>> BEGIN
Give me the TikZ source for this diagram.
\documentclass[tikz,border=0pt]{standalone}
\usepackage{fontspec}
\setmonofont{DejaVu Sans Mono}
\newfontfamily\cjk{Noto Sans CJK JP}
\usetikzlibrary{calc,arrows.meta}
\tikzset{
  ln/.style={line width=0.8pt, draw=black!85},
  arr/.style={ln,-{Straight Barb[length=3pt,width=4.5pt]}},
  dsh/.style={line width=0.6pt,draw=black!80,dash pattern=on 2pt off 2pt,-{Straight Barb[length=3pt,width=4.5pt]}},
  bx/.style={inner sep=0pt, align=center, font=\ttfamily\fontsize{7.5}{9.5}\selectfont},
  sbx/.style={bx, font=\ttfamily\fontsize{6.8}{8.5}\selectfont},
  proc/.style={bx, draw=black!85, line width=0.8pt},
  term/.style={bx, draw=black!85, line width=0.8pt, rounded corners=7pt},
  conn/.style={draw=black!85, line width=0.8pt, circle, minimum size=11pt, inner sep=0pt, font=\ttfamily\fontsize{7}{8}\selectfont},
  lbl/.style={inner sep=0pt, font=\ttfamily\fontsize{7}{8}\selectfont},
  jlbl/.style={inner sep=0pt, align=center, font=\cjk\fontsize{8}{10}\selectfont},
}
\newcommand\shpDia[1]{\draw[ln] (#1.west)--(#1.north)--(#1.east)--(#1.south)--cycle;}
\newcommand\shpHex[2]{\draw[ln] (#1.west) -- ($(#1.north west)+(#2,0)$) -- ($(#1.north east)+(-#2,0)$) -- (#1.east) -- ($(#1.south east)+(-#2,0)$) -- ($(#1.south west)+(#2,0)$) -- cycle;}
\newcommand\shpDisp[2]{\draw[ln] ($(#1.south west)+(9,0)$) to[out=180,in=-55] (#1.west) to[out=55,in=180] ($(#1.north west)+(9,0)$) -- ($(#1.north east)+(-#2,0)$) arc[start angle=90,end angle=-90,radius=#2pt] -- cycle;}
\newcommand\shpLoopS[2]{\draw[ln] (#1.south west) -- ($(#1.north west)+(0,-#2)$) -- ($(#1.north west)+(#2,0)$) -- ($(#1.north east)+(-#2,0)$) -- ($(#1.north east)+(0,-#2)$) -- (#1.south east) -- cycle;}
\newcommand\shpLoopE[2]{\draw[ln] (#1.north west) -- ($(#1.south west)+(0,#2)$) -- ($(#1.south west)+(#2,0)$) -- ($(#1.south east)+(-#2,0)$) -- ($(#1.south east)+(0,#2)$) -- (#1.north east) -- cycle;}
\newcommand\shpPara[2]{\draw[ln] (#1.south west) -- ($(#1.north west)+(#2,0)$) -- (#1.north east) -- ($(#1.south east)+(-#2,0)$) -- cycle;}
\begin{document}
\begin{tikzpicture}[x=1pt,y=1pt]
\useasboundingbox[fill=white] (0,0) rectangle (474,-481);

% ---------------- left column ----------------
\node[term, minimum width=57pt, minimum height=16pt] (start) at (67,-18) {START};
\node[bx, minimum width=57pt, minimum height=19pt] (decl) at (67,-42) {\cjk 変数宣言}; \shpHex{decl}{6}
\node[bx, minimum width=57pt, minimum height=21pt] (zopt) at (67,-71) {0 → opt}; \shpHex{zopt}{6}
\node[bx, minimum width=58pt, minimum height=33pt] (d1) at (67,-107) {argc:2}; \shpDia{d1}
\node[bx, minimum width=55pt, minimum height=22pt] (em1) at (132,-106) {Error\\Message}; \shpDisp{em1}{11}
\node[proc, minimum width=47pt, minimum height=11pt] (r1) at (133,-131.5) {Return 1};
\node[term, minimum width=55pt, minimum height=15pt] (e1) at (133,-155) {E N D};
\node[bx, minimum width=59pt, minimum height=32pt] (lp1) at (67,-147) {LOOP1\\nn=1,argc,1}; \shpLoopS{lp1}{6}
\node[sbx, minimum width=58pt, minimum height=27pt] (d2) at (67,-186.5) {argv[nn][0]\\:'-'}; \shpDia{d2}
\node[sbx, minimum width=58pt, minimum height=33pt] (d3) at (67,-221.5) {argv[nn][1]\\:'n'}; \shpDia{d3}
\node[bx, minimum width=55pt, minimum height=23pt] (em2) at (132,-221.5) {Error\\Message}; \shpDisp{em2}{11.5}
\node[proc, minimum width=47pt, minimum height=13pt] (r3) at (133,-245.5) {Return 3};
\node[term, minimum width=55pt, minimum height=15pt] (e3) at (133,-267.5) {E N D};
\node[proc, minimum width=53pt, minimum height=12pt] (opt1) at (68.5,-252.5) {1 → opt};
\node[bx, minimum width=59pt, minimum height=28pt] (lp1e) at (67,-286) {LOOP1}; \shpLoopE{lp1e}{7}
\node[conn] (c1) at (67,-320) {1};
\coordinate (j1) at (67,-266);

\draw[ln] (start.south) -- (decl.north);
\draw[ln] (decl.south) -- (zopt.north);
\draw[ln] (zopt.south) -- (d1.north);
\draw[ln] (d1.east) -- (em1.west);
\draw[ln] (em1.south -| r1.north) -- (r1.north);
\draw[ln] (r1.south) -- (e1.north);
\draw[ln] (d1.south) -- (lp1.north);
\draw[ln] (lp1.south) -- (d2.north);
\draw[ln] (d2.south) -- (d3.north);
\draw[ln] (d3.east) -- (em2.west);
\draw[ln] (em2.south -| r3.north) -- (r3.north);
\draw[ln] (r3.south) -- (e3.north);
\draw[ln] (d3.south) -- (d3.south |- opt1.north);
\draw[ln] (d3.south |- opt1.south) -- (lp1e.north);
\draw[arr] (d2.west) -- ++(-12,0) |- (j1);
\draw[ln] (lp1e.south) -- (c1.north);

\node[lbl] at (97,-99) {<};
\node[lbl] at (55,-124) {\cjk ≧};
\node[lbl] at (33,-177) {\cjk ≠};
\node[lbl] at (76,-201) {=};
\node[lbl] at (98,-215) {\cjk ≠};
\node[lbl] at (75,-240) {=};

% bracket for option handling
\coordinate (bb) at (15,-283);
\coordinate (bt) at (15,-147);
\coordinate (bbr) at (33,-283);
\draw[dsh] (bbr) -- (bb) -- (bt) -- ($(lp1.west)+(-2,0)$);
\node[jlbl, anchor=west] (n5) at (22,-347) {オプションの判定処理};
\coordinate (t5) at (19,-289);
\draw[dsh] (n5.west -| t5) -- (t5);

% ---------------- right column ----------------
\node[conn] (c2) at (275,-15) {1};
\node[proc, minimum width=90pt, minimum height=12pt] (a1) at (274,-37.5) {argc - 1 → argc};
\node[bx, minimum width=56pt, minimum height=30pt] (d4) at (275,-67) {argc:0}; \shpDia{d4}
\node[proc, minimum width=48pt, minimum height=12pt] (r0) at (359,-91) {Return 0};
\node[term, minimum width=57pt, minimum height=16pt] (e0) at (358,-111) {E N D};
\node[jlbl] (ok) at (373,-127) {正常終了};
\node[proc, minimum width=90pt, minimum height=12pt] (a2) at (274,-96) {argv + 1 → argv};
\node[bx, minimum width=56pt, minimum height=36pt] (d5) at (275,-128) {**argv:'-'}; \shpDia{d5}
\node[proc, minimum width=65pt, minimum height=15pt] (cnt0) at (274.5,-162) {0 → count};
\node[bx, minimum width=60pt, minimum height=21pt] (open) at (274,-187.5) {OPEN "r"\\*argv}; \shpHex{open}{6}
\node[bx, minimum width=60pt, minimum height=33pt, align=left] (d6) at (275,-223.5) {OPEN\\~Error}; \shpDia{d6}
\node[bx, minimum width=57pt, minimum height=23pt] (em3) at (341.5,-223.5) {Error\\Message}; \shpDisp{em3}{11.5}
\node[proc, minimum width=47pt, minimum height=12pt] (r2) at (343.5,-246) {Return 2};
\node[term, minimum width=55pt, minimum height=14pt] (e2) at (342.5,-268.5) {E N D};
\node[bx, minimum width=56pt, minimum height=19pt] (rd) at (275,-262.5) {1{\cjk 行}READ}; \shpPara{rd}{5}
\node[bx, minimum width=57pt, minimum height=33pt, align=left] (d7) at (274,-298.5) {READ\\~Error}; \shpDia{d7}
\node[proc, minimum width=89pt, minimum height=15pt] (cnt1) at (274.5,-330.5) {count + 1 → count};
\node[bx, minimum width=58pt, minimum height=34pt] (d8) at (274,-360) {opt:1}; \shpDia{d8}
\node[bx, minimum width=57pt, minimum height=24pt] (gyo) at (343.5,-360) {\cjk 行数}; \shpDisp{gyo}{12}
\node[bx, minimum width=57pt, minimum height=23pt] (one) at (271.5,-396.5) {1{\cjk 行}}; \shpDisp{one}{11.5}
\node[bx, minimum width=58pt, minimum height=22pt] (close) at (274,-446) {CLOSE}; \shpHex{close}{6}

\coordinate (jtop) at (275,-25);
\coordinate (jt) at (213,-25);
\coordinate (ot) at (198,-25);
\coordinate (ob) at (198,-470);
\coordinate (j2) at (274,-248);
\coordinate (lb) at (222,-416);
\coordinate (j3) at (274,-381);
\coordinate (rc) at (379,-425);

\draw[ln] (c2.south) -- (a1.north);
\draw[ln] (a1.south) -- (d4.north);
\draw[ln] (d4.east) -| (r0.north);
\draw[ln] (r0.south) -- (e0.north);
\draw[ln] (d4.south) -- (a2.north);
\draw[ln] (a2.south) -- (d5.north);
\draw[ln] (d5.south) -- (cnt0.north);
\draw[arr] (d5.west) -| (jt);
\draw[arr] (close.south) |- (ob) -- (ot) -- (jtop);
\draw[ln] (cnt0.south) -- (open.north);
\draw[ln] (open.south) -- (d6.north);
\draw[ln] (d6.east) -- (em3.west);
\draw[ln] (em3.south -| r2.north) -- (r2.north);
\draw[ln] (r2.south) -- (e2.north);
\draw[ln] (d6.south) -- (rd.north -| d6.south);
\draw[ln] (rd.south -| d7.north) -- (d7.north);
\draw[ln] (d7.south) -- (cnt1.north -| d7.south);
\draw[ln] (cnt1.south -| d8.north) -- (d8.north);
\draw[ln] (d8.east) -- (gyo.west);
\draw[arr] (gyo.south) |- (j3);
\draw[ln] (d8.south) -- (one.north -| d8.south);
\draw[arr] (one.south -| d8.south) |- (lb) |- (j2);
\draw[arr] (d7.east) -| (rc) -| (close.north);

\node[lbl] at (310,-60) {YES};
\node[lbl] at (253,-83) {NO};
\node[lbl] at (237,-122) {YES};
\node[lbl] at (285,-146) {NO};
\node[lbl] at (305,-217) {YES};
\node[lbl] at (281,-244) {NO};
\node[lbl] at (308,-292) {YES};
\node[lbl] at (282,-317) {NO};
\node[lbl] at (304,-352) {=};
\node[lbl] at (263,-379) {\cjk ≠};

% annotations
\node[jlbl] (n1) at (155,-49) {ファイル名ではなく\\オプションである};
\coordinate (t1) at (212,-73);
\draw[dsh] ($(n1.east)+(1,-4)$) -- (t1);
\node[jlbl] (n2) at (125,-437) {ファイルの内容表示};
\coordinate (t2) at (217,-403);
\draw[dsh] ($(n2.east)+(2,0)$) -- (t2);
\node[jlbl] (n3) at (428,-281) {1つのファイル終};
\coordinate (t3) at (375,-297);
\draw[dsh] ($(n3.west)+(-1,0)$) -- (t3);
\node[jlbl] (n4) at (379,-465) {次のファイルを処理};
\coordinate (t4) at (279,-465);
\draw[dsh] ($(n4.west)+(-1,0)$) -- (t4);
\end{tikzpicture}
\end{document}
>> END
>> BEGIN
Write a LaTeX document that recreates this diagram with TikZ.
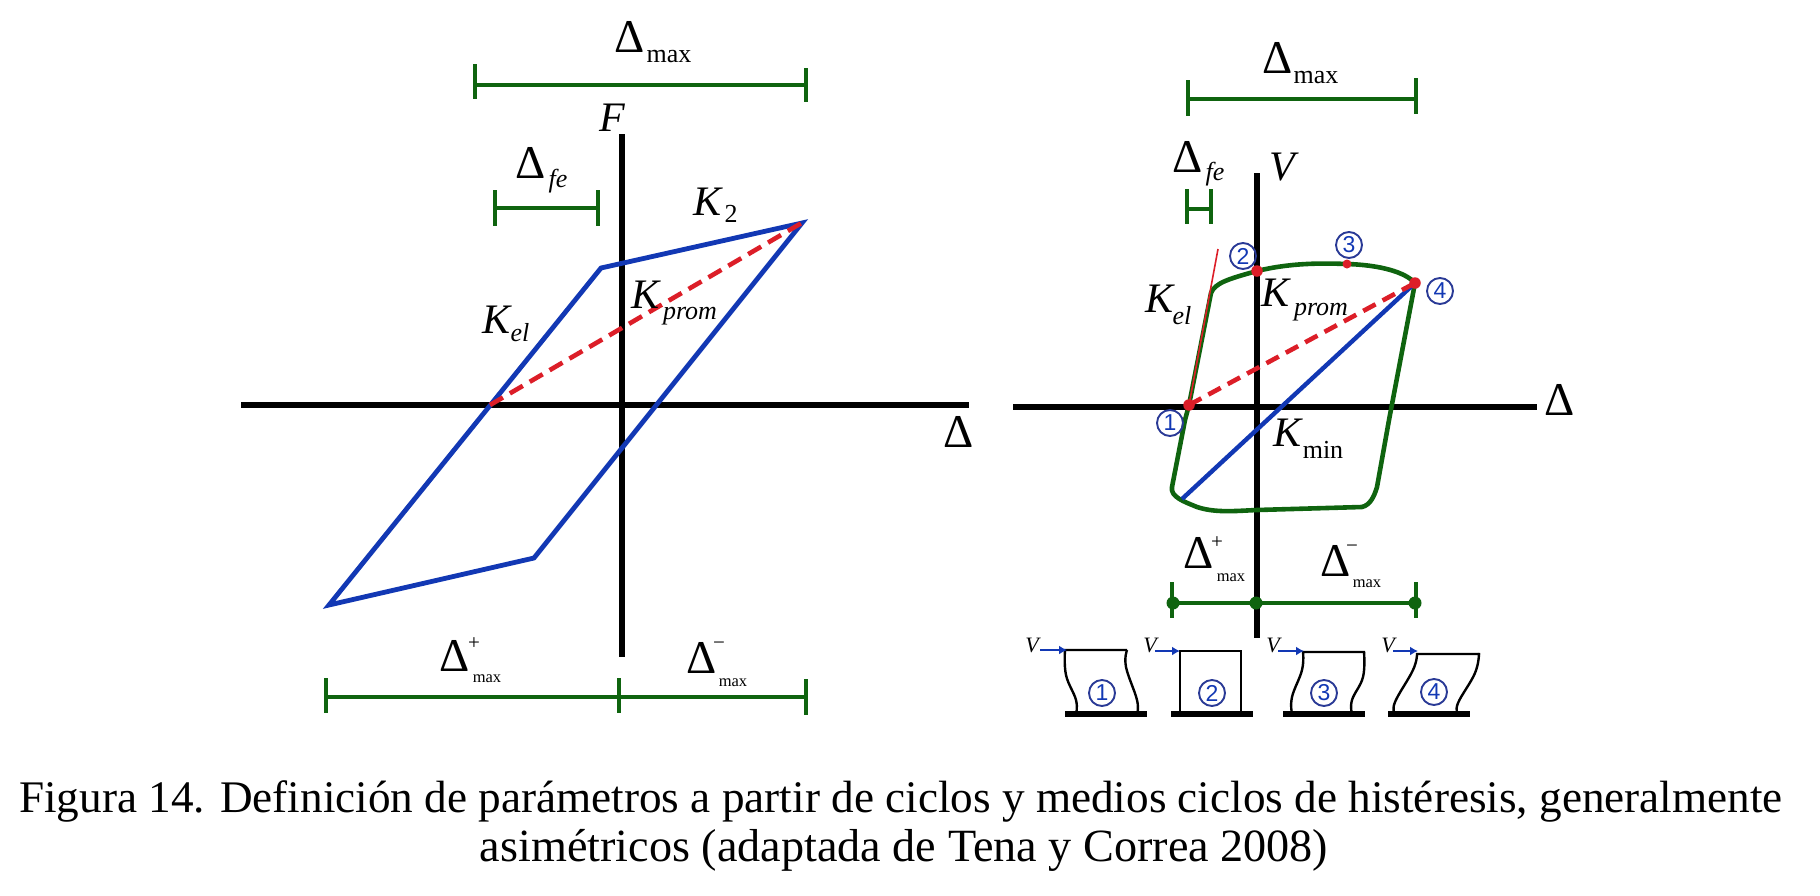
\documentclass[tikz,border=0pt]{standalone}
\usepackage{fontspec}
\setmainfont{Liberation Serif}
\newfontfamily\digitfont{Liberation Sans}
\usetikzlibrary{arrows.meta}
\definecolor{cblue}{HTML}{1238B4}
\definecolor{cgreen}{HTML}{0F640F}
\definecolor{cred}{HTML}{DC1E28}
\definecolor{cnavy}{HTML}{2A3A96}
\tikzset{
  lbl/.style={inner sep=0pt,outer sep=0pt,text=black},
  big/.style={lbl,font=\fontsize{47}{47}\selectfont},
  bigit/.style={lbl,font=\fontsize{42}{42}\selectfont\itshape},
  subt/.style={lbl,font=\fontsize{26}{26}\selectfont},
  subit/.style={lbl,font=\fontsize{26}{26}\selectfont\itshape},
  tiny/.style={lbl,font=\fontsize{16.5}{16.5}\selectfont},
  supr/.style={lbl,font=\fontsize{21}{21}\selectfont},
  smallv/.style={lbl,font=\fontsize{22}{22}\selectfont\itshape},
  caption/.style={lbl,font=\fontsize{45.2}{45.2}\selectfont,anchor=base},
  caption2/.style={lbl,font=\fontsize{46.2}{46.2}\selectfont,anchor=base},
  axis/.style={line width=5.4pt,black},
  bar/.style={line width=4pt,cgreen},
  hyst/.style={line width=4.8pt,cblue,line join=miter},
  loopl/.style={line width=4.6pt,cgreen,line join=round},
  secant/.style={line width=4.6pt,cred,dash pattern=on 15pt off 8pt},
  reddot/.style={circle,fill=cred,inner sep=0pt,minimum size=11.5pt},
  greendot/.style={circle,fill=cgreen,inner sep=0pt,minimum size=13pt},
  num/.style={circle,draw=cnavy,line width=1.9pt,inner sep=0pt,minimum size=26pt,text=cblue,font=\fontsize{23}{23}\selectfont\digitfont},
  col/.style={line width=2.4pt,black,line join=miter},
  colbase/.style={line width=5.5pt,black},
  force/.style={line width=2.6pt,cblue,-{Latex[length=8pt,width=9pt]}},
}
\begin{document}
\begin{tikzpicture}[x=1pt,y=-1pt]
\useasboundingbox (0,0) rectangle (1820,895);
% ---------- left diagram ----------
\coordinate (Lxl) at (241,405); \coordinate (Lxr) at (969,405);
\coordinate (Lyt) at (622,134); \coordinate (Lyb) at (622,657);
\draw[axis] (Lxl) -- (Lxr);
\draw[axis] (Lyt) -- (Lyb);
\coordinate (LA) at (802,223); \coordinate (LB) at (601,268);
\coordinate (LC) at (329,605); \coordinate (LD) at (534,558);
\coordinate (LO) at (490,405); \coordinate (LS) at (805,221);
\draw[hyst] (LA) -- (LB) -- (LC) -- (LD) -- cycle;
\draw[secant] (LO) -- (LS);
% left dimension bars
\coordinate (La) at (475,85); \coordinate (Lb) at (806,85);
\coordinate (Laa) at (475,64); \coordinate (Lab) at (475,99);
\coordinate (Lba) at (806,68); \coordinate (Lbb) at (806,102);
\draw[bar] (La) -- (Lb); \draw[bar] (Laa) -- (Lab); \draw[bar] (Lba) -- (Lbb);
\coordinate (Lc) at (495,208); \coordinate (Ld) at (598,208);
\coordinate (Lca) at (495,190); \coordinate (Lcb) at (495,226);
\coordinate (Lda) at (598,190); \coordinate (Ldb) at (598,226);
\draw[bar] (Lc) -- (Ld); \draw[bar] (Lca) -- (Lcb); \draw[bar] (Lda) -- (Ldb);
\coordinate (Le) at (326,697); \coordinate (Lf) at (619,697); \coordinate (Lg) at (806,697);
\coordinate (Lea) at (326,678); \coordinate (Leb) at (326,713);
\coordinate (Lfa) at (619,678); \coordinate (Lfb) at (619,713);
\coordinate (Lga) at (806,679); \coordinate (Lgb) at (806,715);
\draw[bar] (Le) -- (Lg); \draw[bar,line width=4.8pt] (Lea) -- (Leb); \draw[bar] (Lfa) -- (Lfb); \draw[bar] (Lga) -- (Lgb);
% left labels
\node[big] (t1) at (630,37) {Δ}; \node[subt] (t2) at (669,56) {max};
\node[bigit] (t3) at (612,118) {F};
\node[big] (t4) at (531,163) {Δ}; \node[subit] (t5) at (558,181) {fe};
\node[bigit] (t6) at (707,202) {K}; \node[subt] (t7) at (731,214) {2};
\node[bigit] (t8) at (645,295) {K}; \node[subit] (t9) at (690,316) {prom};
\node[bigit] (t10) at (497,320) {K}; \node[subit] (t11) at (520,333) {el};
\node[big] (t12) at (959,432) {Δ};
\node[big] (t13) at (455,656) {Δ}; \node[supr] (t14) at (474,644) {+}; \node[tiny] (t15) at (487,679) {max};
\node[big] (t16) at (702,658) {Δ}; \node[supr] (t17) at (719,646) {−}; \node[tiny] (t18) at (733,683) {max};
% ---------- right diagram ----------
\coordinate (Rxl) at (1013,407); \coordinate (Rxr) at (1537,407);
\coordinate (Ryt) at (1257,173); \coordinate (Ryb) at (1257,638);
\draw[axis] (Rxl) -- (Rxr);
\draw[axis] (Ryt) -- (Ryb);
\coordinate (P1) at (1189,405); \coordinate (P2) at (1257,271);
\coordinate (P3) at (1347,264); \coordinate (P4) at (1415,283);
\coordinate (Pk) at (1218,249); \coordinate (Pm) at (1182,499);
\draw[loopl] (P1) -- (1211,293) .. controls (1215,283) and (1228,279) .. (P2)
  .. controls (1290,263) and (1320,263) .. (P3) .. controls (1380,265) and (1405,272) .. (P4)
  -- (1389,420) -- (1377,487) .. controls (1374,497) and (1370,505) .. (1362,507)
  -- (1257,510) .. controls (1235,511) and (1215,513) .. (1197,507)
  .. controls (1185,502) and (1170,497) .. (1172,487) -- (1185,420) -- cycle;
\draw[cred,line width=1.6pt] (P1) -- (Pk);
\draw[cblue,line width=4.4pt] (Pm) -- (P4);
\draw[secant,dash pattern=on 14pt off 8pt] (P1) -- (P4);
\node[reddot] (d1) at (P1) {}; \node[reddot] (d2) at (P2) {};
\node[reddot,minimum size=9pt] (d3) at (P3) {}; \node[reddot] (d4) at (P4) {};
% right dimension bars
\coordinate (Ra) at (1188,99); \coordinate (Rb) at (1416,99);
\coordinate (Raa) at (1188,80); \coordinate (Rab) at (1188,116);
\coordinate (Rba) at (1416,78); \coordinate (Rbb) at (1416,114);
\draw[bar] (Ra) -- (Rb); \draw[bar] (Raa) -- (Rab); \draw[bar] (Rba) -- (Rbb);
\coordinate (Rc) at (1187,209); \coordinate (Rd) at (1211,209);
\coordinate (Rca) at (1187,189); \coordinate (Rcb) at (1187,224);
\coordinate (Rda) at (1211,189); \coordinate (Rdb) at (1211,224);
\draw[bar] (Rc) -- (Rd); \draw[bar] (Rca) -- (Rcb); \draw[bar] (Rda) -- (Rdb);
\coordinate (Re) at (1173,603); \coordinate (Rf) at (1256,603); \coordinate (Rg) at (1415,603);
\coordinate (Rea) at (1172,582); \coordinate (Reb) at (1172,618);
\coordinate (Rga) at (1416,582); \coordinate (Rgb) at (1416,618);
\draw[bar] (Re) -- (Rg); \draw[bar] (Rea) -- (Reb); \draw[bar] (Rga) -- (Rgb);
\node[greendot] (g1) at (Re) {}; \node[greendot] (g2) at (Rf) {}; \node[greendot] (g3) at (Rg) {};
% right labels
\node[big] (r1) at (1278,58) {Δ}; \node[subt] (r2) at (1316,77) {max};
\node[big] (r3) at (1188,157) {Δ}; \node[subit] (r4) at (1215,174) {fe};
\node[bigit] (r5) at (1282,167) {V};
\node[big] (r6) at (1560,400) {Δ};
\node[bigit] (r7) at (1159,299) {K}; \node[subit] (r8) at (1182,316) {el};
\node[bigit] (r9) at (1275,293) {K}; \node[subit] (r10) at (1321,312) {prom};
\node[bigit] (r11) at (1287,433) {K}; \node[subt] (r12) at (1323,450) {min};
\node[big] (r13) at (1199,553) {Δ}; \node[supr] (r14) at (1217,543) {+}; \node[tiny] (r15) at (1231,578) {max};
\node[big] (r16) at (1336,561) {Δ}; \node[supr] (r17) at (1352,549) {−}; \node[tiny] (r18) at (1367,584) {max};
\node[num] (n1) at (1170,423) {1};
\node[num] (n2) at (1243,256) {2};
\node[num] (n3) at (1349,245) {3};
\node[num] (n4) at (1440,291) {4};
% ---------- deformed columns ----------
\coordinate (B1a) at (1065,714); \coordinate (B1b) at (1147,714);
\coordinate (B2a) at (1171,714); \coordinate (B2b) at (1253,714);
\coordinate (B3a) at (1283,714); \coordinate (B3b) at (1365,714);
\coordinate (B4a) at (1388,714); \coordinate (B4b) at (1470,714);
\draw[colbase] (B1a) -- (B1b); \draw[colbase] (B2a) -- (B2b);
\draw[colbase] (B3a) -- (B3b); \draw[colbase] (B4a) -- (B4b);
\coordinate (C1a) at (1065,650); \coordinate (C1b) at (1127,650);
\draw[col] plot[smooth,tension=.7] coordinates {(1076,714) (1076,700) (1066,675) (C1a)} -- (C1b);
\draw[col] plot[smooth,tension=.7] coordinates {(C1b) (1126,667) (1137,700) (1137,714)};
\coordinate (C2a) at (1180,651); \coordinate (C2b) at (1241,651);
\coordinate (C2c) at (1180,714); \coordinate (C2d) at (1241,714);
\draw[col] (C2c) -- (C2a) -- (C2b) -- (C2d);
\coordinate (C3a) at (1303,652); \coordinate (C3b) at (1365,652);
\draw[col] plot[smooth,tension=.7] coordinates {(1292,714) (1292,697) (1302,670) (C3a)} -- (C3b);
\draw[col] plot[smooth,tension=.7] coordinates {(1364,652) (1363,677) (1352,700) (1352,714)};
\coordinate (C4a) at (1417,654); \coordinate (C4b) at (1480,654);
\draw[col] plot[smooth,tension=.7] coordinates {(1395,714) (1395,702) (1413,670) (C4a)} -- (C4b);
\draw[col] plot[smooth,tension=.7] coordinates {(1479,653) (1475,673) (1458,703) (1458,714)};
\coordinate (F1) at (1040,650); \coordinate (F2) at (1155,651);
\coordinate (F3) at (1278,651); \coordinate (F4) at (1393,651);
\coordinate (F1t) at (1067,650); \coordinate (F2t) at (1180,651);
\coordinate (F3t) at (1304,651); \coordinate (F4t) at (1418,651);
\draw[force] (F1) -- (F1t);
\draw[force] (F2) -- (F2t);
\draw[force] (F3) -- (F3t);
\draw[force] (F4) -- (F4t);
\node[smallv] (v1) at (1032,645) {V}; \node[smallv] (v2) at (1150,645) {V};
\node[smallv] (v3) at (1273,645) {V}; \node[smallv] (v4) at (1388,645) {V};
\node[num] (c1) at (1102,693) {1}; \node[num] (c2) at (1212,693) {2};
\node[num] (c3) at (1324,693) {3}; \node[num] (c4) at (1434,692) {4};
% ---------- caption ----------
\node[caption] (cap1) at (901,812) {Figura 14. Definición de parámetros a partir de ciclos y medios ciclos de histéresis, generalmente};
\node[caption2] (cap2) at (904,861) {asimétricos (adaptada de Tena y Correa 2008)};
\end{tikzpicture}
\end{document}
>> END
> [What you need to do]:
Find every line in the records above that holds the word "this", and copy each one.

> [Exercise output]:
Give me the TikZ source for this diagram.
Write a LaTeX document that recreates this diagram with TikZ.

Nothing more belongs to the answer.